ORPHAN BLACK: Saturday 9PM on BBCAmerica
The second hour of BBCAmerica’s ORPHAN BLACK continued to keep up the pace while gradually revealing its secrets. The very hardworking Tatiana Maslany this time got to add German and soccer mom accents to her repertoire, as the base character of Sarah met yet more of her lookalikes, and not altogether pleasant ones at that (the German’s head was blown off almost immediately, and the soccer mom at various times held a knife and gun on her). Sarah also had to convincingly impersonate dead policewoman Beth, outsmart a department shrink and avoid both her own ex-boyfriend and Beth’s, all in an hour.

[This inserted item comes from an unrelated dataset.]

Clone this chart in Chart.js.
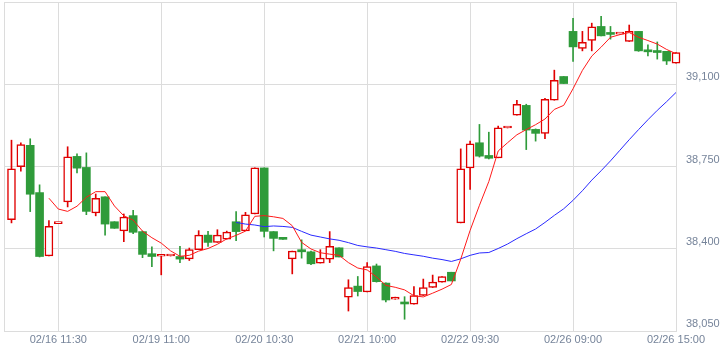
<!DOCTYPE html>
<html>
<head>
<meta charset="utf-8">
<script src="https://cdn.jsdelivr.net/npm/chart.js@4.4.1/dist/chart.umd.min.js"></script>
<style>
  html, body { margin: 0; padding: 0; background: #fff; }
  canvas { display: block; }
</style>
</head>
<body>
<canvas id="chart" width="725" height="353"></canvas>
<script>
// 30-minute candles, 02/16 09:00 .. 02/26 15:00
const opens = [38524, 38749, 38840, 38639, 38370, 38507, 38599, 38793, 38746, 38552,
  38621, 38515, 38476, 38541, 38473, 38379, 38368, 38369, 38367, 38357,
  38396, 38458, 38427, 38441, 38515, 38476, 38548, 38744, 38473, 38442,
  38357, 38396, 38387, 38339, 38356, 38404, 38194, 38241, 38216, 38327,
  38254, 38185, 38168, 38164, 38201, 38235, 38258, 38300, 38510, 38744,
  38851, 38797, 38787, 38914, 38968, 39010, 38908, 38891, 39032, 39133,
  39325, 39252, 39286, 39346, 39318, 39313, 39282, 39325, 39246, 39242,
  39240, 39190];
const highs = [38862, 38851, 38868, 38672, 38520, 38508, 38834, 38804, 38808, 38633,
  38621, 38515, 38548, 38563, 38475, 38408, 38370, 38370, 38410, 38403,
  38477, 38474, 38481, 38475, 38558, 38555, 38744, 38744, 38473, 38442,
  38390, 38438, 38390, 38396, 38473, 38404, 38268, 38282, 38341, 38335,
  38255, 38194, 38196, 38239, 38271, 38288, 38282, 38300, 38825, 38858,
  38929, 38896, 38922, 38915, 39032, 39015, 38910, 39040, 39160, 39133,
  39380, 39325, 39360, 39389, 39346, 39314, 39352, 39325, 39268, 39280,
  39240, 39235];
const lows = [38510, 38730, 38558, 38365, 38370, 38507, 38578, 38723, 38545, 38540,
  38458, 38487, 38430, 38464, 38362, 38324, 38289, 38369, 38341, 38350,
  38396, 38410, 38427, 38441, 38434, 38476, 38548, 38450, 38391, 38440,
  38293, 38360, 38332, 38339, 38341, 38365, 38135, 38199, 38216, 38258,
  38174, 38185, 38100, 38164, 38201, 38235, 38258, 38263, 38510, 38652,
  38790, 38782, 38787, 38914, 38968, 38822, 38858, 38868, 39032, 39103,
  39197, 39242, 39242, 39306, 39292, 39313, 39282, 39240, 39221, 39207,
  39184, 39190];
const closes = [38740, 38843, 38632, 38367, 38495, 38508, 38791, 38743, 38559, 38615,
  38505, 38487, 38535, 38470, 38376, 38367, 38370, 38370, 38356, 38396,
  38458, 38427, 38458, 38471, 38473, 38544, 38744, 38474, 38444, 38440,
  38390, 38387, 38336, 38360, 38410, 38365, 38235, 38218, 38324, 38260,
  38182, 38194, 38165, 38201, 38235, 38258, 38282, 38263, 38740, 38847,
  38794, 38785, 38915, 38915, 39015, 38905, 38891, 39036, 39117, 39103,
  39259, 39278, 39344, 39306, 39312, 39314, 39325, 39242, 39238, 39235,
  39199, 39235];

// moving averages (red short, blue long)
const maShort = [null, null, null, null, 38615, 38569, 38559, 38581, 38619, 38643,
  38643, 38582, 38540, 38522, 38475, 38447, 38424, 38391, 38368, 38372,
  38390, 38401, 38419, 38442, 38457, 38475, 38538, 38541, 38536, 38529,
  38498, 38427, 38399, 38383, 38377, 38372, 38341, 38318, 38310, 38280,
  38244, 38236, 38225, 38200, 38195, 38211, 38228, 38248, 38356, 38478,
  38585, 38686, 38816, 38851, 38885, 38907, 38928, 38952, 38993, 39010,
  39081, 39159, 39220, 39258, 39300, 39311, 39320, 39300, 39286, 39271,
  39248, 39230];
const maLong = [null, null, null, null, null, null, null, null, null, null,
  null, null, null, null, null, null, null, null, null, null,
  null, null, null, null, 38512, 38505, 38501, 38494, 38497, 38495,
  38491, 38474, 38458, 38450, 38442, 38436, 38426, 38414, 38408, 38403,
  38396, 38389, 38380, 38374, 38368, 38360, 38354, 38346, 38357, 38372,
  38382, 38384, 38401, 38420, 38443, 38464, 38484, 38512, 38542, 38570,
  38606, 38647, 38692, 38732, 38774, 38819, 38864, 38907, 38949, 38989,
  39026, 39065];

const xTickIdx = [5, 16, 27, 38, 49, 60, 71];
const xTickLabels = ['02/16 11:30', '02/19 11:00', '02/20 10:30', '02/21 10:00', '02/22 09:30', '02/26 09:00', '02/26 15:00'];
const yTickValues = [38050, 38400, 38750, 39100];

const UP = '#e00000';
const DOWN = '#2f9b3a';
const TEXT = '#76849a';
const FONT = { family: 'Liberation Sans, Arial, sans-serif', size: 11 };

const isUp = opens.map((o, i) => closes[i] >= o);

// light grey frame round the plot area
const frame = {
    id: 'frame',
    beforeDatasetsDraw(chart) {
        const { ctx, chartArea: a } = chart;
        ctx.save();
        ctx.strokeStyle = '#dcdcdc';
        ctx.lineWidth = 1;
        ctx.strokeRect(Math.round(a.left) + 0.5, Math.round(a.top) + 0.5,
            Math.round(a.right - a.left), Math.round(a.bottom - a.top));
        ctx.restore();
    }
};

new Chart(document.getElementById('chart'), {
    type: 'bar',
    data: {
        datasets: [
            {
                type: 'line',
                data: maShort.map((v, i) => ({ x: i, y: v })),
                borderColor: '#ff1a1a',
                borderWidth: 1,
                pointRadius: 0,
                tension: 0,
                order: 0
            },
            {
                type: 'line',
                data: maLong.map((v, i) => ({ x: i, y: v })),
                borderColor: '#2a2aff',
                borderWidth: 1,
                pointRadius: 0,
                tension: 0,
                order: 0
            },
            {
                // bodies
                data: opens.map((o, i) => ({ x: i, y: [o, closes[i]] })),
                backgroundColor: isUp.map(u => u ? '#ffffff' : DOWN),
                borderColor: isUp.map(u => u ? UP : DOWN),
                borderWidth: isUp.map(u => u ? 1.5 : 0),
                borderSkipped: false,
                barThickness: 8,
                minBarLength: 2,
                grouped: false,
                clip: false,
                order: 1
            },
            {
                // wicks
                data: lows.map((l, i) => ({ x: i, y: [l, highs[i]] })),
                backgroundColor: isUp.map(u => u ? UP : DOWN),
                borderWidth: 0,
                barThickness: 1,
                grouped: false,
                clip: false,
                order: 2
            }
        ]
    },
    options: {
        responsive: false,
        animation: false,
        devicePixelRatio: 1,
        layout: { padding: { left: 4, top: 2, right: 0, bottom: 0 } },
        plugins: {
            legend: { display: false },
            tooltip: { enabled: false }
        },
        scales: {
            x: {
                type: 'linear',
                min: -0.8,
                max: 71,
                offset: false,
                grid: { color: '#dcdcdc', drawTicks: false, offset: false },
                border: { color: '#dcdcdc' },
                afterBuildTicks: (scale) => {
                    scale.ticks = xTickIdx.map(v => ({ value: v }));
                },
                afterFit: (scale) => {
                    scale.height = 22;
                    scale.paddingLeft = 0;
                    scale.paddingRight = 0;
                },
                ticks: {
                    autoSkip: false,
                    maxRotation: 0,
                    padding: 2,
                    color: TEXT,
                    font: FONT,
                    callback: (v) => xTickLabels[xTickIdx.indexOf(v)]
                }
            },
            y: {
                position: 'right',
                min: 38050,
                max: 39450,
                grid: { color: '#dcdcdc', drawTicks: false },
                border: { color: '#dcdcdc' },
                afterFit: (scale) => {
                    scale.width = 49;
                    scale.paddingTop = 0;
                    scale.paddingBottom = 0;
                },
                ticks: {
                    stepSize: 350,
                    padding: 10,
                    labelOffset: -7,
                    color: TEXT,
                    font: FONT,
                    callback: (v) => yTickValues.includes(v) ? v.toLocaleString('en-US') : ''
                }
            }
        }
    },
    plugins: [frame]
});
</script>
</body>
</html>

The danger, of course, is that once it’s time for series co-creators Graeme Manson and John Fawcett (Manson writes, Fawcett directs) to finally put the show’s cards on the table, the revelation won’t live up to the juggling act that’s preceded it. And there are definitely aspects of the show that creak, particularly Sarah’s very gay foster brother Felix (Jordan Gavaris) and her abusive but sentimental scumbag ex Vic (Michael Mando). It’s also unclear at this point why, other than loyalty to the network’s home country, the show needed the additional complication of Sarah, Felix and their former guardian Mrs. S (Maria Doyle Kennedy), who now looks after Sarah’s daughter, having had to relocate from England to wherever in North America the show is set (it’s shot in Canada, and that’s where most of the cast, including Maslany, hail from).
For now, though, it’s all good fun, anchored by Maslany’s impressive feat of shuffling multiple roles in a single episode. Holding off on the sci-fi portions of the story for as long as possible has been a good strategy, with the result that whatever is to come, the storyline should feel rooted in something like recognizable reality. Although BBCAmerica’s numbers are small even by cable network standards, its Saturday of Doctor Who, Orphan Black and the talk-show The Nerdist had a strong start last week, and with the broadcast networks barely even bothering on Saturdays, the field is fairly open. Whatever may befall Orphan Black for the rest of its run, it’s certainly more enjoyable than Smash (and only slightly more far-fetched).